** Do this **
Your task is to copy the lines between the line containing "Generate a web" and the line containing "svgHeight = 1502;", counting both of those lines, and to emit nothing more.

** Exercise input **
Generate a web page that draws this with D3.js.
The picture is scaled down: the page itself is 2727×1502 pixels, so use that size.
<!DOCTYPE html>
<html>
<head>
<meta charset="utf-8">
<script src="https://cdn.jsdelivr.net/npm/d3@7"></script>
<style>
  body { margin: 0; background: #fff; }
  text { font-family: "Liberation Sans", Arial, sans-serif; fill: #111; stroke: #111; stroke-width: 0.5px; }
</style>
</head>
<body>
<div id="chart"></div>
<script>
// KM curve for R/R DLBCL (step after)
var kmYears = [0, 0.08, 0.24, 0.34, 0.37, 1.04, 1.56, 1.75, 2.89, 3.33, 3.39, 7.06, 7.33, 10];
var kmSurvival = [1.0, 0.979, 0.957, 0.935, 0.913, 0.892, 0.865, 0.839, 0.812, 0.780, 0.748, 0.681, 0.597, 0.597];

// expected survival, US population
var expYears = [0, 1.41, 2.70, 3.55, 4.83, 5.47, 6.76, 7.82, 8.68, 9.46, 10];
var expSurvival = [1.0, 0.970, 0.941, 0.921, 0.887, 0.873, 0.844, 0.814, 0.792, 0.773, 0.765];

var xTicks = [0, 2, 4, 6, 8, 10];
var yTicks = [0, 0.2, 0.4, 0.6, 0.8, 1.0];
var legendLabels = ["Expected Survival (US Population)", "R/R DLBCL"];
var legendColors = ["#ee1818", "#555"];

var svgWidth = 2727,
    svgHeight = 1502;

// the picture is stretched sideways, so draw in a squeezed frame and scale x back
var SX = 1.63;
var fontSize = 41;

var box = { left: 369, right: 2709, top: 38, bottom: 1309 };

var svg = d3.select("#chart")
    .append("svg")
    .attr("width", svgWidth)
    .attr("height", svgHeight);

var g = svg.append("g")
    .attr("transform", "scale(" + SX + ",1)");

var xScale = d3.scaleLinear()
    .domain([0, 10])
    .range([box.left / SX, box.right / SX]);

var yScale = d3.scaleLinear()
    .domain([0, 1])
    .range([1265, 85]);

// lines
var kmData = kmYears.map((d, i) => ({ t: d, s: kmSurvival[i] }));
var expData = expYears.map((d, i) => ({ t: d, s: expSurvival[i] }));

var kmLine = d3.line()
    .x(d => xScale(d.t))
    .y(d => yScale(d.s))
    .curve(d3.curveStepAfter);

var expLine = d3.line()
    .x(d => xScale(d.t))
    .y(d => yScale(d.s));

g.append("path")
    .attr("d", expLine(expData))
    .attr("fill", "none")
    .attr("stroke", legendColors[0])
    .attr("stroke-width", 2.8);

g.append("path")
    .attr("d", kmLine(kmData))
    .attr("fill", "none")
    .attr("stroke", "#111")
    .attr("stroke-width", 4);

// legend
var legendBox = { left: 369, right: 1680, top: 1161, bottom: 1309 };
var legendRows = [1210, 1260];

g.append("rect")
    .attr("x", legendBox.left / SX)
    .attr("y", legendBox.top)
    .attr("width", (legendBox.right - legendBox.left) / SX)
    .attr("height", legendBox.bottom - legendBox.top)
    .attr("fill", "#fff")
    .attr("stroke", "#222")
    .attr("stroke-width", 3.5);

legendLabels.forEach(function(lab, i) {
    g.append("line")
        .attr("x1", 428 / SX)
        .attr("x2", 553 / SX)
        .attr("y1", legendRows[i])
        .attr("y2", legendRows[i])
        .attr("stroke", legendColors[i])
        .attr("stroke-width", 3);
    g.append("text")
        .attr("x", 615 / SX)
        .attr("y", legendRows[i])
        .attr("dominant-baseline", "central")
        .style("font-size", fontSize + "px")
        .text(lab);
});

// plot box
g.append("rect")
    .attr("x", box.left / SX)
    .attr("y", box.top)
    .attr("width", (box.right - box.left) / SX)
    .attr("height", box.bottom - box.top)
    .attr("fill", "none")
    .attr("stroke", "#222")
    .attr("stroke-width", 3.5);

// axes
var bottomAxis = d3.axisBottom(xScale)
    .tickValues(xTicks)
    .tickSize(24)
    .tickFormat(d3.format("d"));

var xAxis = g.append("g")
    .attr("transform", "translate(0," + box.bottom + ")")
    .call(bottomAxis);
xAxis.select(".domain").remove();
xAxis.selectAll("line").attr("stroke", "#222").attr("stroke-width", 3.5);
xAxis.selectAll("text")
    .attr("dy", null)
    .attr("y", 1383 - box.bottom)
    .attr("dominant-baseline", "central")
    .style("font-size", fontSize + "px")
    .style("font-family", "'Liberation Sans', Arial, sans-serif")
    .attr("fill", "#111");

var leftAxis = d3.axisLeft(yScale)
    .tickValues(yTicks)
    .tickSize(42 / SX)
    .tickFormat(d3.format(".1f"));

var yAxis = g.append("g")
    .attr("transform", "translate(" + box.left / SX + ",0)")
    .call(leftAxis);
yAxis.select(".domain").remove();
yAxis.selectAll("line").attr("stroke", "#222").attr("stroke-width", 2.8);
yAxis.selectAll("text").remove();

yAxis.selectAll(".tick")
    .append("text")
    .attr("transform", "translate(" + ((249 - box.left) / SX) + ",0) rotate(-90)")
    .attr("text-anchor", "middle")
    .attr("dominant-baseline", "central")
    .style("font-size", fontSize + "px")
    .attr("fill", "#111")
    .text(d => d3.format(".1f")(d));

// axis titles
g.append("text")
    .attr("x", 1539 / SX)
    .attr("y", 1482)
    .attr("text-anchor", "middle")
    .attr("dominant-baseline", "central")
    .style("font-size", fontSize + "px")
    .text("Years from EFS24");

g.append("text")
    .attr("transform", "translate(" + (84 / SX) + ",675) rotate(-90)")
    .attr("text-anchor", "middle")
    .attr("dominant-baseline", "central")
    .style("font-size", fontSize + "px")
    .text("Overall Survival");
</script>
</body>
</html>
* * *
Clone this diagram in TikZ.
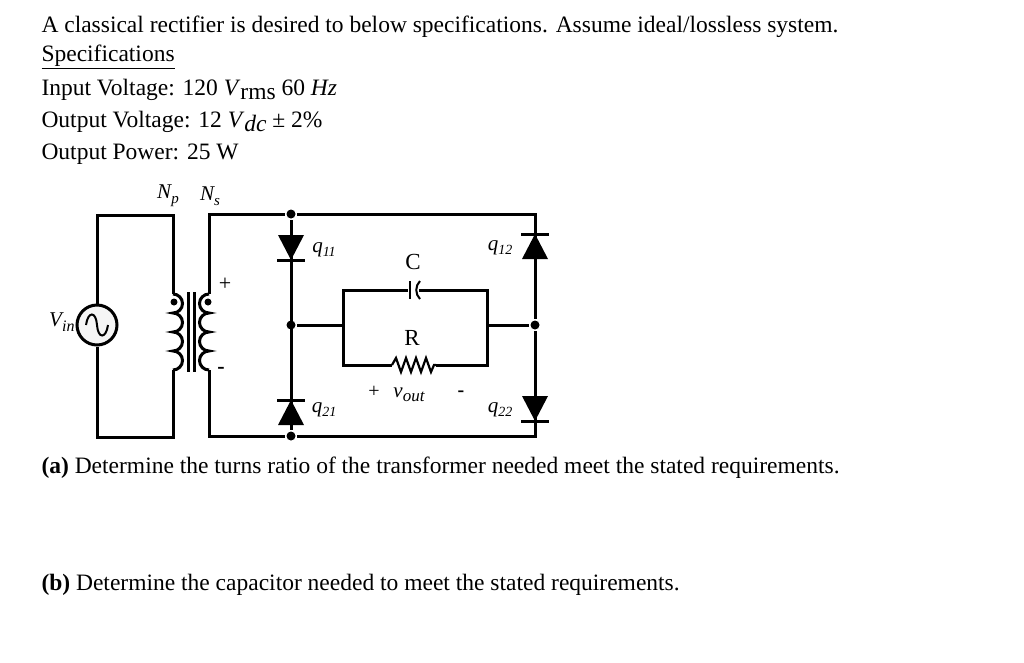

** Problem solution **
Generate a web page that draws this with D3.js.
The picture is scaled down: the page itself is 2727×1502 pixels, so use that size.
<!DOCTYPE html>
<html>
<head>
<meta charset="utf-8">
<script src="https://cdn.jsdelivr.net/npm/d3@7"></script>
<style>
  body { margin: 0; background: #fff; }
  text { font-family: "Liberation Sans", Arial, sans-serif; fill: #111; stroke: #111; stroke-width: 0.5px; }
</style>
</head>
<body>
<div id="chart"></div>
<script>
// KM curve for R/R DLBCL (step after)
var kmYears = [0, 0.08, 0.24, 0.34, 0.37, 1.04, 1.56, 1.75, 2.89, 3.33, 3.39, 7.06, 7.33, 10];
var kmSurvival = [1.0, 0.979, 0.957, 0.935, 0.913, 0.892, 0.865, 0.839, 0.812, 0.780, 0.748, 0.681, 0.597, 0.597];

// expected survival, US population
var expYears = [0, 1.41, 2.70, 3.55, 4.83, 5.47, 6.76, 7.82, 8.68, 9.46, 10];
var expSurvival = [1.0, 0.970, 0.941, 0.921, 0.887, 0.873, 0.844, 0.814, 0.792, 0.773, 0.765];

var xTicks = [0, 2, 4, 6, 8, 10];
var yTicks = [0, 0.2, 0.4, 0.6, 0.8, 1.0];
var legendLabels = ["Expected Survival (US Population)", "R/R DLBCL"];
var legendColors = ["#ee1818", "#555"];

var svgWidth = 2727,
    svgHeight = 1502;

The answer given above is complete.